Good news, we’re doomed, says New York Times columnist Thomas Friedman in Wednesday’s "The Earth Is Full." (Has the globe-trotting Friedman never been to Texas?) But we can still save ourselves eventually, as long as we realize that "the consumer-driven growth model is broken and we have to move to a more happiness-driven growth model, based on people working less and owning less." But does that "own less" solution include the privileged columnist as well?
You really do have to wonder whether a few years from now we’ll look back at the first decade of the 21st century -- when food prices spiked, energy prices soared, world population surged, tornados plowed through cities, floods and droughts set records, populations were displaced and governments were threatened by the confluence of it all -- and ask ourselves: What were we thinking? How did we not panic when the evidence was so obvious that we’d crossed some growth/climate/natural resource/population redlines all at once?

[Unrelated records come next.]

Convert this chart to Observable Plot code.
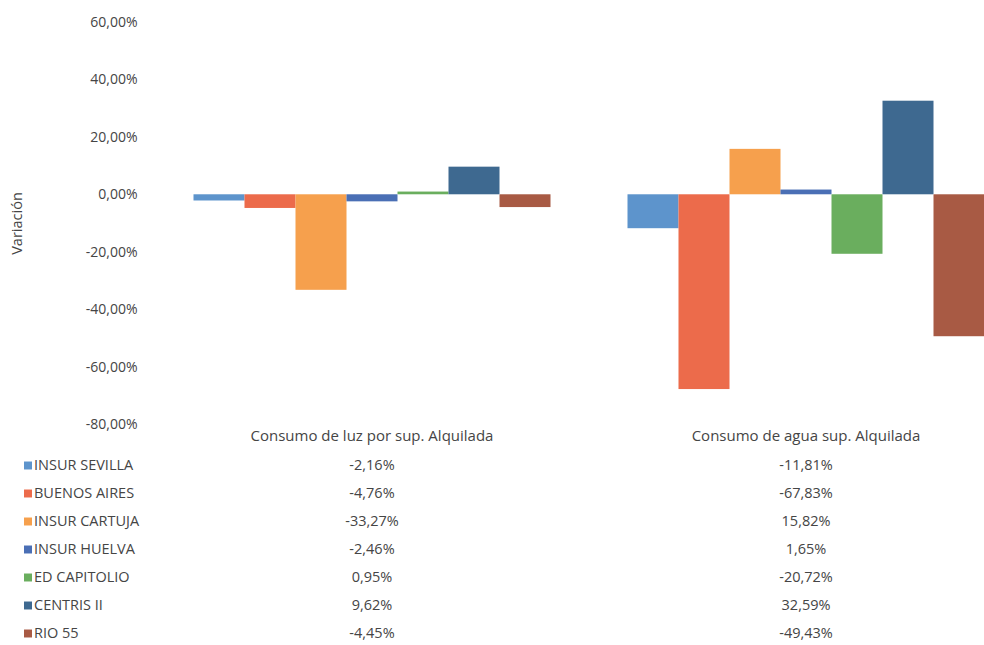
<!DOCTYPE html>
<html>
<head>
<meta charset="utf-8">
<script src="https://cdn.jsdelivr.net/npm/d3@7"></script>
<script src="https://cdn.jsdelivr.net/npm/@observablehq/plot@0.6"></script>
<style>
  html, body { margin: 0; padding: 0; background: #fff; }
  #wrap { width: 984px; height: 645px; overflow: hidden; position: relative; }
  #wrap svg { display: block; overflow: visible; }
</style>
</head>
<body>
<div id="wrap"></div>
<script>
// Indicator groups (one cluster of bars each)
const groups = ["Consumo de luz por sup. Alquilada", "Consumo de agua sup. Alquilada"];

// Buildings (one bar per group each)
const buildings = ["INSUR SEVILLA", "BUENOS AIRES", "INSUR CARTUJA", "INSUR HUELVA", "ED CAPITOLIO", "CENTRIS II", "RIO 55"];

// Variation in percent, in the same order as the buildings
const luzValues = [-2.16, -4.76, -33.27, -2.46, 0.95, 9.62, -4.45];
const aguaValues = [-11.81, -67.83, 15.82, 1.65, -20.72, 32.59, -49.43];

// Y axis ticks (percent)
const yTicks = [-80, -60, -40, -20, 0, 20, 40, 60];

// Series colours
const colors = ["#5d94cc", "#ec6b4b", "#f6a04d", "#4a6fb5", "#6aae5e", "#3e6990", "#a85a44"];

const rows = [];
buildings.forEach((b, i) => {
  rows.push({group: groups[0], building: b, value: luzValues[i]});
  rows.push({group: groups[1], building: b, value: aguaValues[i]});
});

const pct = v => v.toFixed(2).replace(".", ",") + "%";
const textColor = "#454545";
const font = "'Open Sans', Lato, sans-serif";

// Shared horizontal layout for both panels
const W = 984, ML = 154.5, MR = -38.5;
const bandOpts = {domain: groups, paddingInner: 0.1774, paddingOuter: 0.0887};

const chart = Plot.plot({
  width: W,
  height: 450,
  marginLeft: ML,
  marginRight: MR,
  marginTop: 22,
  marginBottom: 26,
  style: {fontFamily: font, fontSize: "14px", color: textColor, background: "transparent"},
  fx: {...bandOpts},
  x: {domain: buildings, padding: 0, axis: null},
  y: {domain: [-80, 60]},
  color: {domain: buildings, range: colors},
  marks: [
    Plot.barY(rows, {fx: "group", x: "building", y: "value", fill: "building"}),
    // the y axis sits on the first facet's left edge, so offsets reach back into the margin
    Plot.axisY({
      ticks: yTicks,
      tickFormat: pct,
      tickSize: 0,
      tickPadding: 56,
      label: null,
      fontSize: 14
    }),
    Plot.axisY({
      ticks: [],
      label: "Variación",
      labelAnchor: "center",
      labelArrow: "none",
      labelOffset: 182,
      dy: -7,
      fontSize: 14.5
    }),
    Plot.axisFx({anchor: "bottom", tickSize: 0, tickPadding: 6, label: null, fontSize: 15})
  ]
});

// Data table under the chart: legend swatch, building name and both values
const table = Plot.plot({
  width: W,
  height: 197,
  marginLeft: ML,
  marginRight: MR,
  marginTop: 0,
  marginBottom: 0,
  style: {fontFamily: font, fontSize: "14px", color: textColor, background: "transparent"},
  x: {type: "band", ...bandOpts, axis: null},
  y: {type: "band", domain: buildings, padding: 0, axis: null},
  color: {domain: buildings, range: colors},
  marks: [
    Plot.text(rows, {x: "group", y: "building", text: d => pct(d.value), fill: textColor, fontSize: 14.5}),
    Plot.dot(buildings, {y: d => d, frameAnchor: "left", dx: -127, symbol: "square", r: 4.5, fill: d => d, stroke: null}),
    Plot.text(buildings, {y: d => d, text: d => d, frameAnchor: "left", textAnchor: "start", dx: -121, fill: textColor, fontSize: 14.5})
  ]
});

const wrap = document.getElementById("wrap");
wrap.append(chart, table);
</script>
</body>
</html>
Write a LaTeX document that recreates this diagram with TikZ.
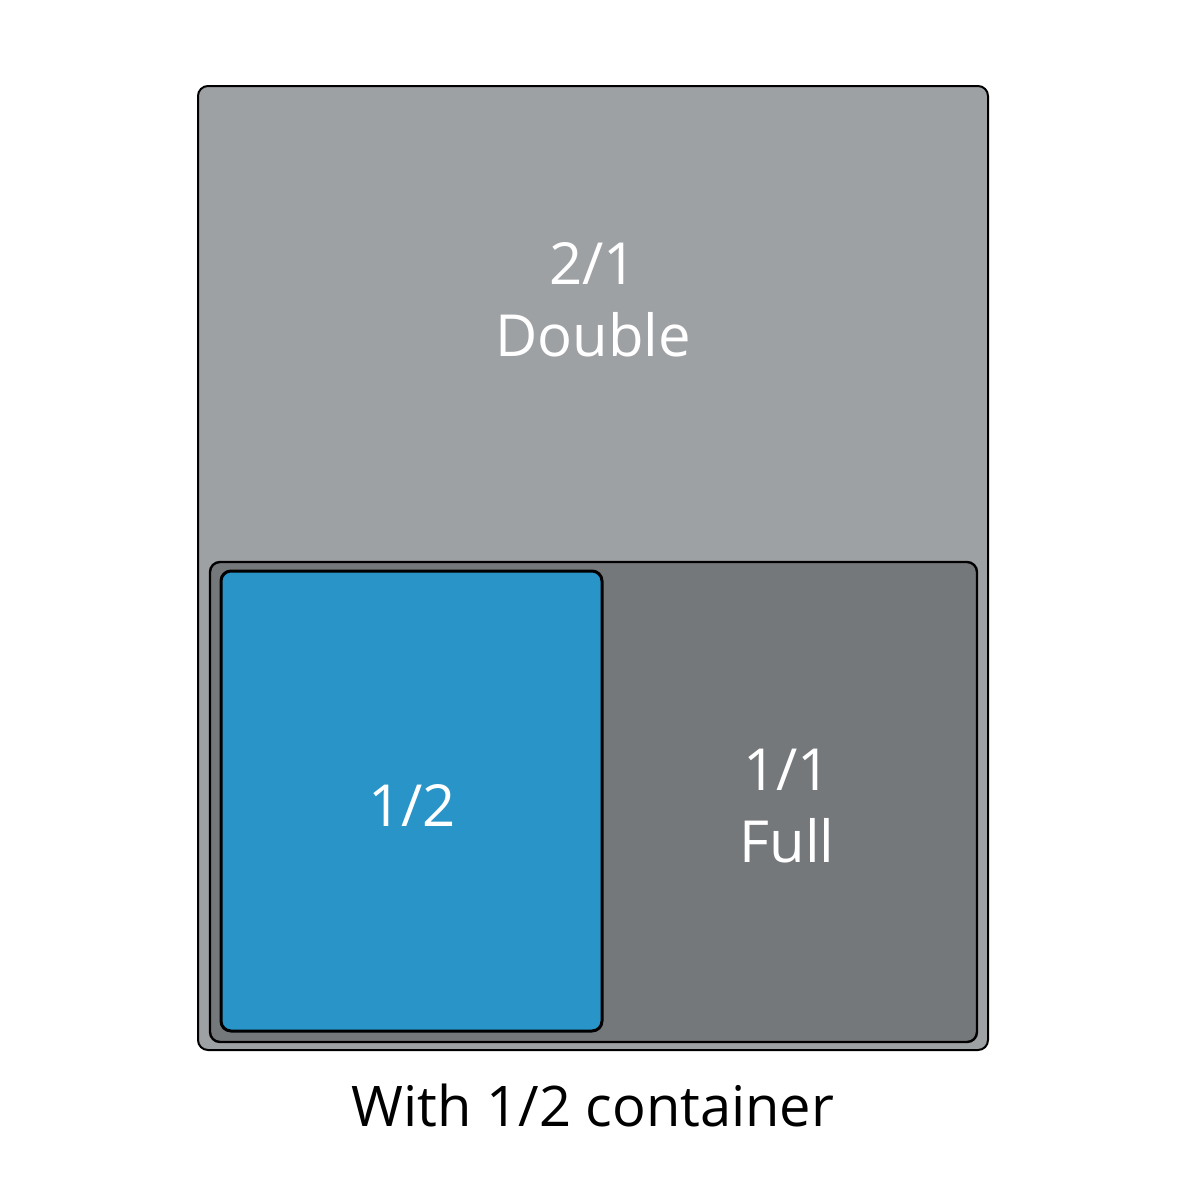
\documentclass[tikz,border=0pt]{standalone}
\usepackage{fontspec}
\setmainfont{Open Sans}
\definecolor{outerg}{HTML}{9EA1A4}
\definecolor{innerg}{HTML}{75787B}
\definecolor{pan}{HTML}{2994C7}
\begin{document}
\begin{tikzpicture}[x=0.5pt,y=-0.5pt,
  box/.style={draw=black,rounded corners=5pt},
  lbl/.style={text=white,font=\fontsize{29}{36}\selectfont,align=center}]
\useasboundingbox (0,0) rectangle (1200,1200);
\fill[white] (0,0) rectangle (1200,1200);
\draw[box,fill=outerg,line width=1pt] (198,86) rectangle (988,1050);
\draw[box,fill=innerg,line width=1.2pt,rounded corners=5pt] (210,562) rectangle (977,1042);
\draw[box,fill=pan,line width=1.5pt,rounded corners=5pt] (221,571) rectangle (602,1031);
\node[lbl] (dbl) at (593,300) {2/1\\Double};
\node[lbl] (half) at (412,805) {1/2};
\node[lbl] (full) at (787,806) {1/1\\Full};
\node[font=\fontsize{28}{34}\selectfont] (cap) at (593,1105) {With 1/2 container};
\end{tikzpicture}
\end{document}
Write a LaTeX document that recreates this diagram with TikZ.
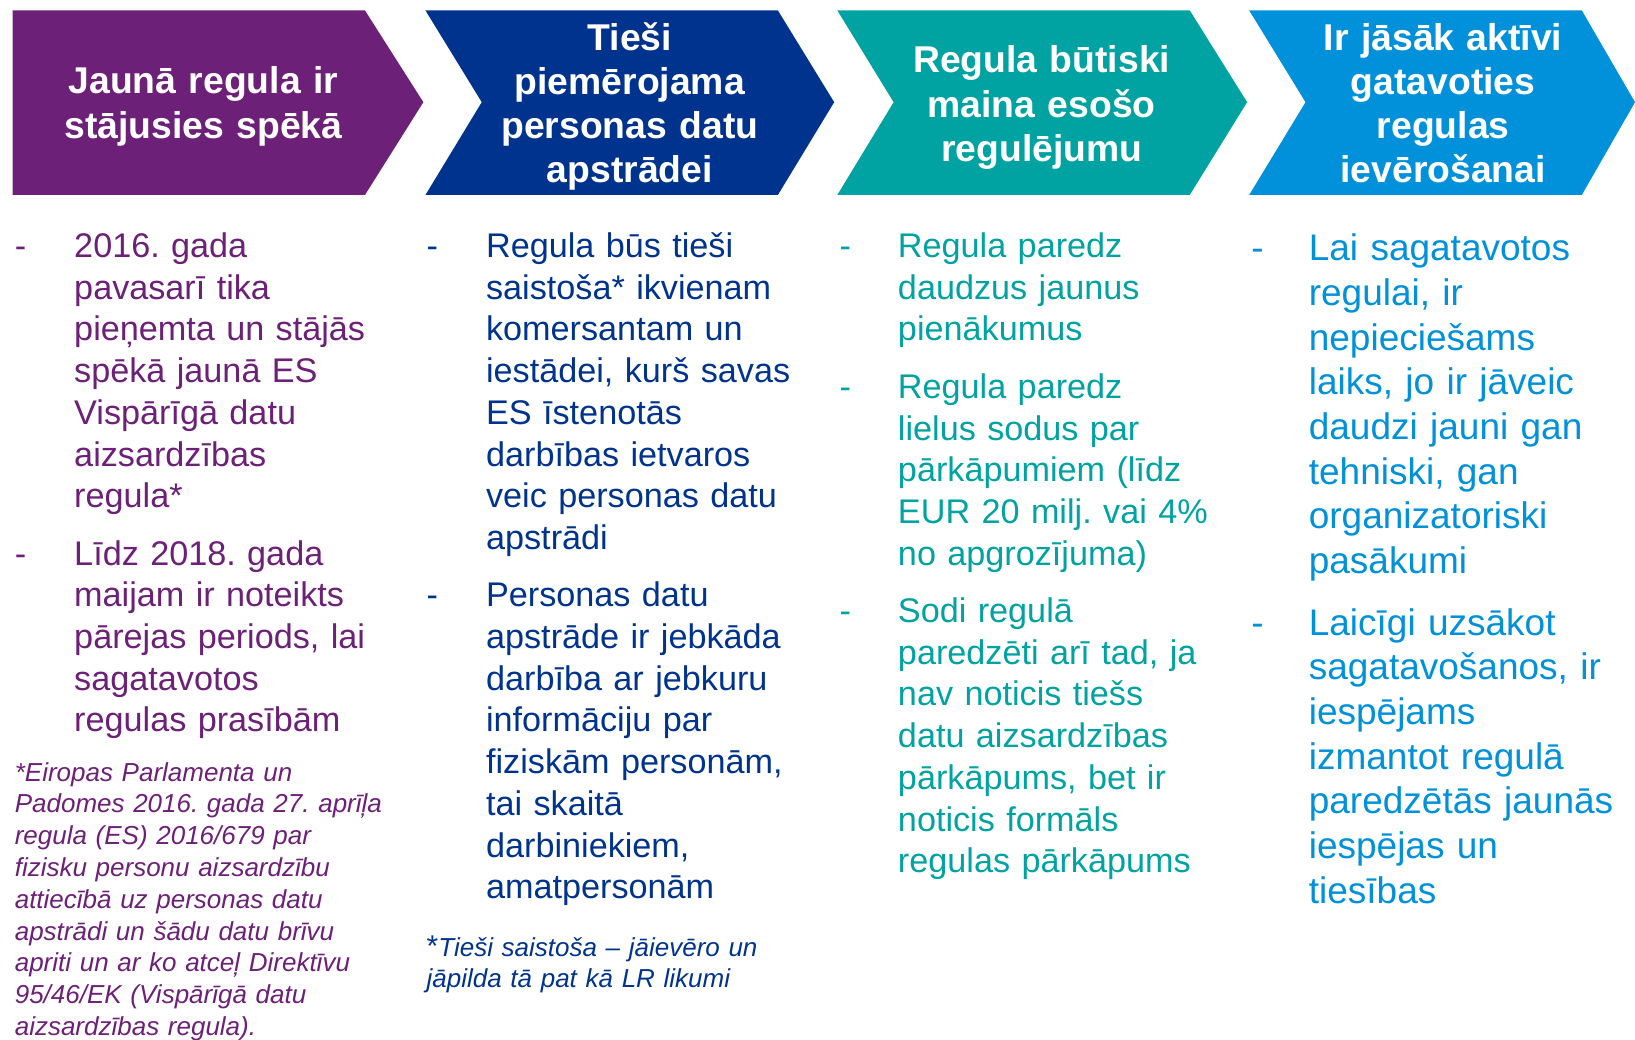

"The only answer can be denial," argues Paul Gilding, the veteran Australian environmentalist-entrepreneur, who described this moment in a new book called "The Great Disruption: Why the Climate Crisis Will Bring On the End of Shopping and the Birth of a New World." "When you are surrounded by something so big that requires you to change everything about the way you think and see the world, then denial is the natural response. But the longer we wait, the bigger the response required.
But fear not, Friedman argued, a crisis is coming that will make action inevitable.
We will not change systems, though, without a crisis. But don’t worry, we’re getting there.
We’re currently caught in two loops: One is that more population growth and more global warming together are pushing up food prices; rising food prices cause political instability in the Middle East, which leads to higher oil prices, which leads to higher food prices, which leads to more instability. At the same time, improved productivity means fewer people are needed in every factory to produce more stuff. So if we want to have more jobs, we need more factories. More factories making more stuff make more global warming, and that is where the two loops meet.
Friedman wrote a book on climate change called "Hot, Flat and Crowded," and penned this piece of paranoia in an October 2009 column: "...we never know when the next emitted carbon molecule will tip over some ecosystem and trigger a nonlinear climate event -- like melting the Siberian tundra and releasing all of its methane, or drying up the Amazon or melting all the sea ice in the North Pole in summer."
Friedman forwarded Gilding’s anti-capitalistic idea, dressed in green:
We will realize, he predicts, that the consumer-driven growth model is broken and we have to move to a more happiness-driven growth model, based on people working less and owning less.
"How many people," Gilding asks, "lie on their death bed and say, ‘I wish I had worked harder or built more shareholder value,’ and how many say, ‘I wish I had gone to more ballgames, read more books to my kids, taken more walks?’ To do that, you need a growth model based on giving people more time to enjoy life, but with less stuff."
Friedman's call to "own less" would be more palatable if he wasn't throwing his self-righteous stones from his own palatial residence. The July 2006 Washingtonian magazine called it "a palatial 11,400-square-foot house, now valued at $9.3 million, on a 7.5-acre parcel just blocks from I-495 and Bethesda Country Club."